When I pitched the idea that cooperatives had a different socio-cultural setup compared to traditional organizational and used kibbutzes in Israel as a reference, the coffee boiled over among the professors (not all though).
- are you comparing Swedish agricultural co-operations with kibbutzes in Israel?
I replied: - yes!
I got access to data and did some testing, showing that I had a point, but nothing really happened.
Soon after, the university experienced an organizational crises, and the management decided to (1) re-organize (often a bad idea), and (2) decentralize the process of idea generation for change to the level of operation. That meant that us researchers was doing the job on our own dime.

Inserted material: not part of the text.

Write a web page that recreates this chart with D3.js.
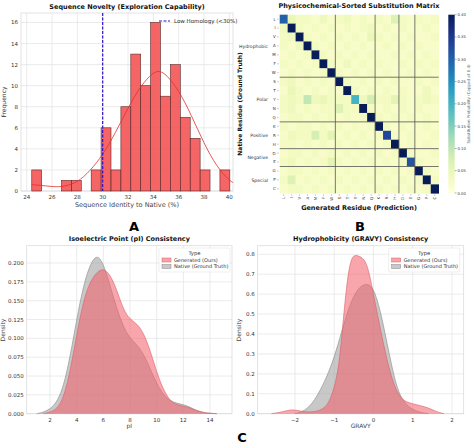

Long story short, the resistance to my idea was mitigated during one pf those network meetings, where we also consumed a beer or two. Soon after, we began to cooperate - I did the design and assessment and prof Nilsson wrote the report.
The paper has caught attention from all over the world, which I'm very pleased with.
Having said that, there are som inconsistencies between the research and the reporting. People who read the paper without consulting the important table 1 - 3, get a different experience of the result compared to those who read table 1 - 3.
Here's abstract:
This study explores the extent to which members' assessment of their cooperatives' degree of success is related to various member attributes, notably the members' perception of their participation in the governance of the cooperatives. Three categories of member attributes are identified: satisfaction with the profitability of farm operations, age of the member, and experience from board work. The cooperatives' degree of success is measured as members' commitment towards cooperatives, and members' trust in the board of directors.Link to source.
The data originate from a mail survey among 2,250 Swedish farmers. The results indicate differences in members' commitment and their trust towards directors to be due to farm profitability, the members' age and experience as directors. After adding members' perception of their participation in the governance as a covariate, most of the other differences are explained by this variable. Age is still partly associated with trust towards directors; older farmers have less trust.